Все сказанное – это отнюдь не критика идеологии как таковой и не «похвала» философии. И в той, и в другой сфере есть свои взлеты и свои нередко глубочайшие падения. Речь идет о том, что, как бы порой причудливо ни пересекались в истории эти две области духовной жизни, они остаются по сути чуждыми друг другу, отвечая принципиально различным потребностям человеческого духа. К идеологии просто невозможно предъявлять те же критерии, что к метафизике: от нее нельзя требовать последовательности и в этом смысле непротиворечивости, поскольку ее целью является совсем не истина. Известный тезис о том, что «всесильность» учения доказывает его «верность» по отношению к идеологической доктрине, совершенно точно характеризует ситуацию: бессильная в социальном плане идеология никому не нужна и, следовательно, не верна. Те, кого интересует истина факта или истина умозрения, обратятся соответственно к науке или к философии, но в любом случае не к идеологии. Эффективность влияния – это основной критерий оценки идеологического учения. Можно, конечно, с достаточным основанием рассуждать о «плохих» и «хороших» идеологиях, об «истинных» элементах в их содержании и пр., но в конечном счете все определяет именно критерий эффективности. Во-первых, потому, что, как известно, даже самыми благими намерениями может быть вымощена дорога в исторический ад (о метафизическом в данном случае упоминать было бы неуместно). Во-вторых, и это главное, любую «идеальную» «гуманную» идеологию, если она оказывается социально неэффективной, ждет скорое и неизбежное забвение.

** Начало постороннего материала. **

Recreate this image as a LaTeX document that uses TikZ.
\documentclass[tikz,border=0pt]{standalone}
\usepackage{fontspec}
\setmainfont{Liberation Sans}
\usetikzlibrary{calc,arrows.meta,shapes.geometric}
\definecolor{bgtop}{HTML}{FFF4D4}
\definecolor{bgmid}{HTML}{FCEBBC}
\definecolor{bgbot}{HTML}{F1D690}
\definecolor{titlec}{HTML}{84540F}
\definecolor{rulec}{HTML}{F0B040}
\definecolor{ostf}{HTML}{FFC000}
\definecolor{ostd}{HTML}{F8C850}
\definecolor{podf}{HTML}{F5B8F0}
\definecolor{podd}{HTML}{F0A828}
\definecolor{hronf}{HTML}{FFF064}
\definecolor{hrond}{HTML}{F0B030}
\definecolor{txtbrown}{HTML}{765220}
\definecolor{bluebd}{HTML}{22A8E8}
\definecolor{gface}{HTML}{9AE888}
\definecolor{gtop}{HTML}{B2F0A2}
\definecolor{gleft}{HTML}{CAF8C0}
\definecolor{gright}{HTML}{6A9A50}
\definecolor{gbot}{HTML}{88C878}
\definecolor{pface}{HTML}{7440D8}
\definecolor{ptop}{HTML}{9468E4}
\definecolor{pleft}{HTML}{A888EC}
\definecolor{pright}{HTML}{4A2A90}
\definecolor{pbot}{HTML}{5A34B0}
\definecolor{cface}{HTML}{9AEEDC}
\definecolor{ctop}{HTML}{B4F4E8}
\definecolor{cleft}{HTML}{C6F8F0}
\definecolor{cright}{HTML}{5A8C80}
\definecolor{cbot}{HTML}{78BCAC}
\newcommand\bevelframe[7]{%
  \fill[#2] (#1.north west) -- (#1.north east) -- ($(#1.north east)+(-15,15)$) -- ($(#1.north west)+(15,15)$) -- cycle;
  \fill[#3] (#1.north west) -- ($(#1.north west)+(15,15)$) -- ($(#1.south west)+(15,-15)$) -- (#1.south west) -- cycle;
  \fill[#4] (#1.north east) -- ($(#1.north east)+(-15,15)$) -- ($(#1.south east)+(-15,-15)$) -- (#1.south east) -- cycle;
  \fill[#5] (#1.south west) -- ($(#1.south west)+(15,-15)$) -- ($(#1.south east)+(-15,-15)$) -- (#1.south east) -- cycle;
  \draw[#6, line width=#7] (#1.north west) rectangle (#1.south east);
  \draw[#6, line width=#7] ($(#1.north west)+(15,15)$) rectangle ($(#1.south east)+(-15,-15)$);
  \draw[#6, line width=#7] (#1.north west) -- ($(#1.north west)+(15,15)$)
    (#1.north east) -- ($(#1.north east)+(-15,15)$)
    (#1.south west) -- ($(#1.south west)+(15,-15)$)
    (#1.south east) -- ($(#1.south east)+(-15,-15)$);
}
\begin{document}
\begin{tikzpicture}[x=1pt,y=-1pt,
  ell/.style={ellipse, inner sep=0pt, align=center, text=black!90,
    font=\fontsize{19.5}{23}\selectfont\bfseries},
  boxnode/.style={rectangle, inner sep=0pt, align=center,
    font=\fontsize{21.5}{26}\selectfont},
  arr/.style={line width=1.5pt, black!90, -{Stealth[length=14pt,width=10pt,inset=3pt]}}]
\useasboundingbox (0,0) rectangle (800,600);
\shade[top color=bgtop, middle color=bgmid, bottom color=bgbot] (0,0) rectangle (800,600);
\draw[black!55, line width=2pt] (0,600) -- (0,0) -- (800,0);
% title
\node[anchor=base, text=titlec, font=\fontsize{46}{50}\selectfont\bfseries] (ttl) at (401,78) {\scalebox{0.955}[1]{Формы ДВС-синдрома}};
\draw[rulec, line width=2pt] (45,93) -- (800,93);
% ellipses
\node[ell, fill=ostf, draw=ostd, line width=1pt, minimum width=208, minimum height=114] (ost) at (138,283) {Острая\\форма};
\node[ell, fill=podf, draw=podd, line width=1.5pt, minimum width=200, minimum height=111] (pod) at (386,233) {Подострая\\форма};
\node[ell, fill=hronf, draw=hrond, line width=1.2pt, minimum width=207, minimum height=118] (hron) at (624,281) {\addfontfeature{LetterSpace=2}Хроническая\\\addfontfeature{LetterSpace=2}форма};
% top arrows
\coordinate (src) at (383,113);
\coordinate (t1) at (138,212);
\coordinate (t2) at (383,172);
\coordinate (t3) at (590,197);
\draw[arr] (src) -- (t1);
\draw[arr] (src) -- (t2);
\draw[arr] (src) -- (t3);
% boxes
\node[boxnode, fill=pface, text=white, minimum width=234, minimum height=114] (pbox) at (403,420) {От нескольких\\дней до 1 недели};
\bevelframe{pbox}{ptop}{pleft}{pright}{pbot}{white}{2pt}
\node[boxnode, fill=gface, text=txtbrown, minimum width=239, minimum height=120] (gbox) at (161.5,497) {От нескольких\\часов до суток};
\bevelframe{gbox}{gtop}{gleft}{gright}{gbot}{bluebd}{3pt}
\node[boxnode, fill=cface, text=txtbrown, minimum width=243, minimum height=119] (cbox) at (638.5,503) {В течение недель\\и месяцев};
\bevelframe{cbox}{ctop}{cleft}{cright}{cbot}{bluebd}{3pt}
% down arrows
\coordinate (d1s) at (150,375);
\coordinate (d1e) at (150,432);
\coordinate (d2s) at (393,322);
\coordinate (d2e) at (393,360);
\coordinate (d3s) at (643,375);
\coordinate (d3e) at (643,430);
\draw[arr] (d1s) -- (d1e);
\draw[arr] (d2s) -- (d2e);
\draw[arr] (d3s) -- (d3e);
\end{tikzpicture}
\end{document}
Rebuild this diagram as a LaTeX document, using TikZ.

Метафизика «русской идеи», как бы ее ни оценивать, в любом случае уже является реальной частью духовной культуры России XIX века. Идеология же «русской идеи» – это не прекращающийся и по сей день и также уходящий корнями прежде всего в XIX столетие процесс возникновения, формирования и проверки на эффективность (историей, разумеется) самых разнообразных идеологий, ориентированных на «объяснение» смысла исторического бытия страны, государства, нации. Обращаясь к имеющемуся опыту философии российской истории, мы тем самым отнюдь не уходим в некий изолированный («абстрактный») мир идей, никак не соотносящийся с миром российской идеологии прошлого и позапрошлого столетий, с его «бурей и натиском» различных идейных течений, претендовавших на доминирующую роль в общественном сознании. Напротив, метафизика «русской идеи» может дать ключ к пониманию причин, определивших исключительный драматизм и принципиальную незавершенность процесса становления единой идеологической системы ценностей Российской империи.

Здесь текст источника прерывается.